Prof. Juan Carlos Cuevas

Theoretical Nanophysics @ UAM

Near field radiative heat transfer in many-body systems

Many-body physics aims to understand emergent properties of systems made of many interacting objects. This review examines recent progress on the topic of radiative heat transfer in many-body systems consisting of thermal emitters interacting in the near-field regime. Near-field radiative heat transfer is a rapidly emerging field of research in which the cooperative behavior of emitters gives rise to peculiar effects that can be exploited to control heat flow at the nanoscale. Using an extension of the standard Polder and van Hove stochastic formalism to deal with thermally generated fields in N-body systems, along with their mutual interactions through multiple scattering, a generalized Landauer-like theory is derived to describe heat exchange mediated by thermal photons in arbitrary reciprocal and nonreciprocal multiterminal systems. In this review, this formalism is used to address both transport and dynamics in these systems from a unified perspective.
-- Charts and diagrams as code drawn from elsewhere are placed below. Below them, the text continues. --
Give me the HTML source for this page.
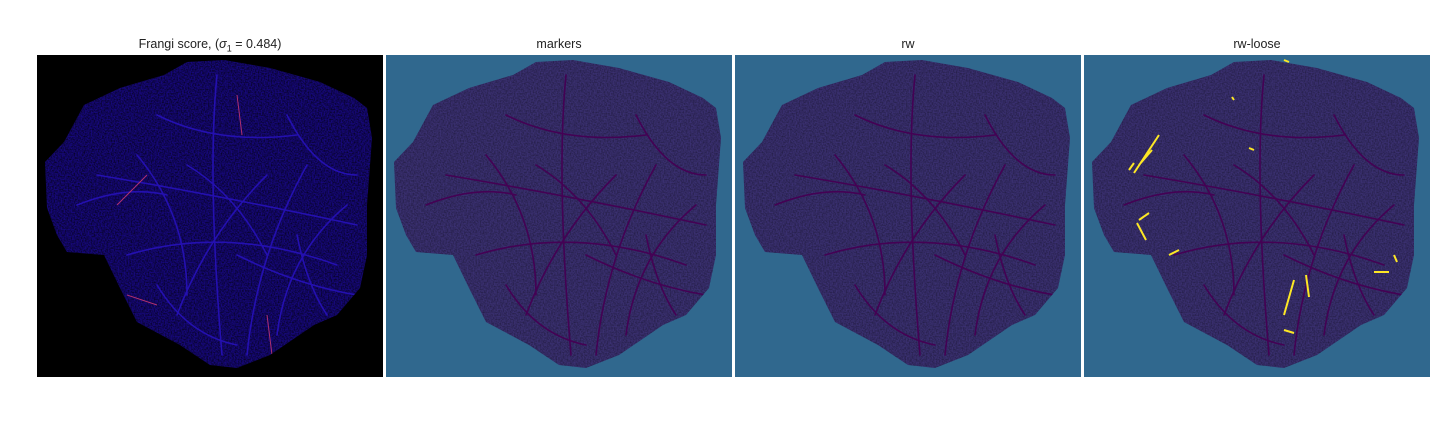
<!DOCTYPE html>
<html><head><meta charset="utf-8"><style>
body{margin:0;background:#fff;width:1440px;height:432px;overflow:hidden;font-family:"Liberation Sans",sans-serif}
.t{position:absolute;top:37px;width:346px;text-align:center;font-size:12.5px;color:#222}
svg{position:absolute;top:55px}
</style></head><body>
<div class="t" style="left:37px">Frangi score, (<i>σ</i><sub style="font-size:9px">1</sub> = 0.484)</div>
<div class="t" style="left:386px">markers</div>
<div class="t" style="left:735px">rw</div>
<div class="t" style="left:1084px">rw-loose</div>
<svg width="0" height="0" style="position:absolute">
<defs>
<path id="blob" d="M127,20 L150,7 L187,5 L233,13 L283,27 L317,43 L330,53 L335,83 L330,150 L330,200 L323,233 L300,260 L277,270 L233,300 L200,313 L173,310 L143,290 L100,267 L83,233 L67,200 L30,197 L20,180 L10,153 L8,107 L27,87 L47,50 L83,33 Z"/>
<filter id="noise" x="0" y="0" width="100%" height="100%"><feTurbulence type="fractalNoise" baseFrequency="0.7" numOctaves="1" seed="3"/><feColorMatrix type="matrix" values="0 0 0 0 0  0 0 0 0 0  0 0 0 0 0  1.5 0 0 0 -0.5"/></filter>
<clipPath id="clip"><use href="#blob"/></clipPath>
<g id="veins" fill="none" stroke-width="1.6" stroke-linecap="round">
<path d="M180,20 Q170,120 185,300 M120,60 Q180,90 260,80 M60,120 Q180,140 320,170 M90,200 Q190,170 300,210 M140,260 Q170,180 230,120 M210,300 Q220,200 270,110 M240,280 Q250,200 310,150 M100,100 Q150,160 150,240 M40,150 Q90,130 130,140 M250,60 Q280,120 320,120 M120,230 Q150,280 200,290 M200,200 Q260,230 320,240 M150,110 Q200,140 230,200 M260,180 Q270,230 290,260"/>
</g>
</defs></svg>
<svg style="left:37px" width="346" height="322">
<rect width="346" height="322" fill="#000"/>
<use href="#blob" fill="#16087a"/>
<g clip-path="url(#clip)"><rect width="346" height="322" filter="url(#noise)"/><use href="#veins" stroke="#2410b0"/>
<path d="M80,150 L110,120 M90,240 L120,250 M260,300 L270,320 M200,40 L205,80 M230,260 L235,300" stroke="#b03070" stroke-width="1" fill="none"/></g>
</svg>
<svg style="left:386px" width="346" height="322">
<rect width="346" height="322" fill="#30688e"/>
<use href="#blob" fill="#3a3070"/>
<g clip-path="url(#clip)"><rect width="346" height="322" filter="url(#noise)" opacity="0.5"/><use href="#veins" stroke="#440154"/></g>
</svg>
<svg style="left:735px" width="346" height="322">
<rect width="346" height="322" fill="#30688e"/>
<use href="#blob" fill="#3a3070"/>
<g clip-path="url(#clip)"><rect width="346" height="322" filter="url(#noise)" opacity="0.5"/><use href="#veins" stroke="#440154"/></g>
</svg>
<svg style="left:1084px" width="346" height="322">
<rect width="346" height="322" fill="#30688e"/>
<use href="#blob" fill="#3a3070"/>
<g clip-path="url(#clip)"><rect width="346" height="322" filter="url(#noise)" opacity="0.5"/><use href="#veins" stroke="#440154"/></g>
<g stroke="#fde725" stroke-width="2" fill="none">
<path d="M50,118 L75,80 M55,110 L68,95 M45,115 L50,108 M53,168 L62,185 M55,165 L65,158 M85,200 L95,195 M210,225 L200,260 M222,220 L225,242 M200,275 L210,278 M290,217 L305,217 M165,93 L170,95 M310,200 L313,207 M200,5 L205,7 M148,42 L150,45"/>
</g>
</svg>
</body></html>
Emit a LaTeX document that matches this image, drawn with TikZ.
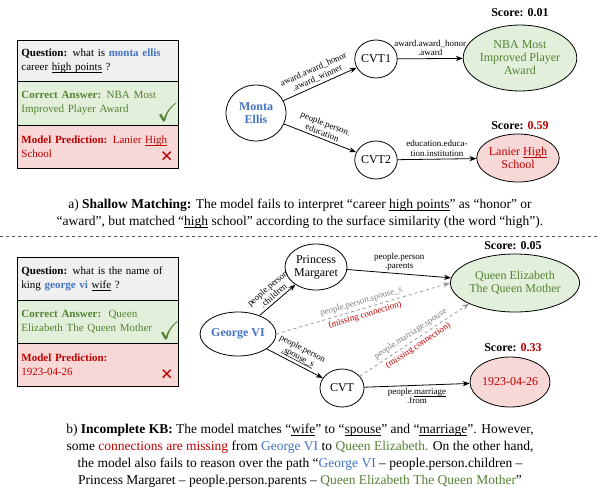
\documentclass[tikz,border=0pt]{standalone}
\usepackage{amssymb}
\usepackage{fontspec}
\setmainfont{Liberation Serif}
\usepackage{tikz}
\usetikzlibrary{arrows.meta,shapes.geometric}
\definecolor{qblue}{RGB}{68,114,196}
\definecolor{qgreen}{RGB}{84,130,53}
\definecolor{qred}{RGB}{192,0,0}
\definecolor{fgrey}{RGB}{240,240,240}
\definecolor{fgreen}{RGB}{226,239,218}
\definecolor{fred}{RGB}{248,215,215}
\newcommand\uln[1]{\setbox0\hbox{#1}\rlap{\rule[-1.6pt]{\wd0}{0.5pt}}\box0\relax}
\tikzset{
  ent/.style={draw,ellipse,thick,align=center,inner sep=0pt,font=\fontsize{12}{13}\selectfont},
  rel/.style={-{Stealth[length=7pt]},thick},
  miss/.style={-{Stealth[length=7pt]},thick,dashed,gray!80},
  lab/.style={sloped,font=\fontsize{9}{9.5}\selectfont,align=center,inner sep=2.5pt},
  box/.style={draw,thick,minimum width=161pt,text width=153pt,align=left,anchor=north west,font=\fontsize{11}{14}\selectfont,inner xsep=4pt,inner ysep=0pt},
  score/.style={font=\bfseries\fontsize{12}{13}\selectfont},
  captext/.style={font=\fontsize{13.5}{17}\selectfont,align=center}
}
\begin{document}
\begin{tikzpicture}[x=1pt,y=-1pt]
\useasboundingbox[fill=white] (0,0) rectangle (600,493);
% panel a
\node[box,fill=fgrey,minimum height=41pt] (qa) at (17,40) {\textbf{Question:} what is \textcolor{qblue}{\textbf{monta ellis}}\\career \uln{high points} ?};
\node[box,fill=fgreen,minimum height=44pt] (ca) at (17,81) {\textcolor{qgreen}{\textbf{Correct Answer:} NBA Most\\Improved Player Award}};
\node[box,fill=fred,minimum height=43pt] (pa) at (17,125) {\textcolor{qred}{\textbf{Model Prediction:} Lanier \uln{High}\\School}};
\node[text=qgreen,font=\fontsize{26}{26}\selectfont] (tka) at (168,112) {\checkmark};
\node[text=qred,font=\bfseries\fontsize{22}{22}\selectfont] (xa) at (167,158) {\texttimes};
\node[ent,minimum width=60pt,minimum height=56pt,text=qblue,font=\bfseries\fontsize{12}{13}\selectfont] (monta) at (256,113) {Monta\\Ellis};
\node[ent,minimum width=42pt,minimum height=38pt] (cvt1) at (376,59) {CVT1};
\node[ent,minimum width=42pt,minimum height=38pt] (cvt2) at (376,160) {CVT2};
\node[ent,minimum width=92pt,minimum height=66pt,fill=fgreen,text=qgreen] (nba) at (520,58) {NBA Most\\Improved Player\\Award};
\node[ent,minimum width=78pt,minimum height=48pt,fill=fred,text=qred] (lanier) at (518,158) {Lanier \uln{High}\\School};
\node[score] (sa1) at (520,13) {Score: 0.01};
\node[score] (sa2) at (520,126) {Score: \textcolor{qred}{0.59}};
\draw[rel] (monta) -- node[lab,above] {award.award\_honor\\.award\_winner} (cvt1);
\draw[rel] (monta) -- node[lab,above] {people.person.\\education} (cvt2);
\draw[rel] (cvt1) -- node[lab,above,sloped=false] {award.award\_honor\\.award} (nba);
\draw[rel] (cvt2) -- node[lab,above,sloped=false] {education.educa-\\tion.institution} (lanier);
\node[captext] (capa) at (300,214) {a) \textbf{Shallow Matching:} The model fails to interpret ``career \uln{high points}'' as ``honor'' or\\``award'', but matched ``\uln{high} school'' according to the surface similarity (the word ``high'').};
\coordinate (sl) at (0,236);
\coordinate (sr) at (600,236);
\draw[dashed,thick,gray!70!black] (sl) -- (sr);
% panel b
\node[box,fill=fgrey,minimum height=43pt] (qb) at (17,257) {\textbf{Question:} what is the name of\\king \textcolor{qblue}{\textbf{george vi}} \uln{wife} ?};
\node[box,fill=fgreen,minimum height=43pt] (cb) at (17,300) {\textcolor{qgreen}{\textbf{Correct Answer:}\ \ Queen\\Elizabeth The Queen Mother}};
\node[box,fill=fred,minimum height=43pt] (pb) at (17,343) {\textcolor{qred}{\textbf{Model Prediction:}\\1923-04-26}};
\node[text=qgreen,font=\fontsize{26}{26}\selectfont] (tkb) at (170,330) {\checkmark};
\node[text=qred,font=\bfseries\fontsize{22}{22}\selectfont] (xb) at (167,376) {\texttimes};
\node[ent,minimum width=74pt,minimum height=44pt,text=qblue,font=\bfseries\fontsize{12}{13}\selectfont] (george) at (238,334) {George VI};
\node[ent,minimum width=62pt,minimum height=46pt] (margaret) at (316,267) {Princess\\Margaret};
\node[ent,minimum width=44pt,minimum height=38pt] (cvt) at (342,388) {CVT};
\node[ent,minimum width=108pt,minimum height=58pt,fill=fgreen,text=qgreen] (queen) at (515,283) {Queen Elizabeth\\The Queen Mother};
\node[ent,minimum width=80pt,minimum height=50pt,fill=fred,text=qred] (date) at (510,382) {1923-04-26};
\node[score] (sb1) at (513,246) {Score: 0.05};
\node[score] (sb2) at (513,348) {Score: \textcolor{qred}{0.33}};
\draw[rel] (george) -- node[lab,above] {people.person\\.children} (margaret);
\draw[rel] (margaret) -- node[lab,above,sloped=false] {people.person\\.parents} (queen);
\draw[rel] (george) -- node[lab,above] {people.person\\\uln{.spouse\_s}} (cvt);
\draw[rel] (cvt) -- node[lab,below,sloped=false] {people.\uln{marriage}\\.from} (date);
\draw[miss] (george.east) -- node[lab,above,text=gray] {people.person.spouse\_s} node[lab,below,text=qred] {(missing connection)} (queen.west);
\draw[miss] (cvt) -- node[lab,above,text=gray] {people.marriage.spouse} node[lab,below,text=qred] {(missing connection)} (queen.south west);
\node[captext] (capb) at (300,456) {b) \textbf{Incomplete KB:} The model matches ``\uln{wife}'' to ``\uln{spouse}'' and ``\uln{marriage}''. However,\\some \textcolor{qred}{connections are missing} from \textcolor{qblue}{George VI} to \textcolor{qgreen}{Queen Elizabeth.} On the other hand,\\the model also fails to reason over the path ``\textcolor{qblue}{George VI} -- people.person.children --\\Princess Margaret -- people.person.parents -- \textcolor{qgreen}{Queen Elizabeth The Queen Mother}''};
\end{tikzpicture}
\end{document}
The discussion covers (i) the description of nonadditivity of heat flux and its related effects, including fundamental limits as well as the role of nanostructuring and material choice; (ii) the study of equilibrium states and multistable states; (iii) the relaxation dynamics (thermalization) toward local and global equilibria; (iv) the analysis of heat transport regimes in ordered and disordered systems composed of a large number of objects, density, and range of interactions; and (v) the description of thermomagnetic effects in magneto-optical systems and heat transport mechanisms in non-Hermitian many-body systems. The review concludes with a listing of outstanding challenges and promising future research directions.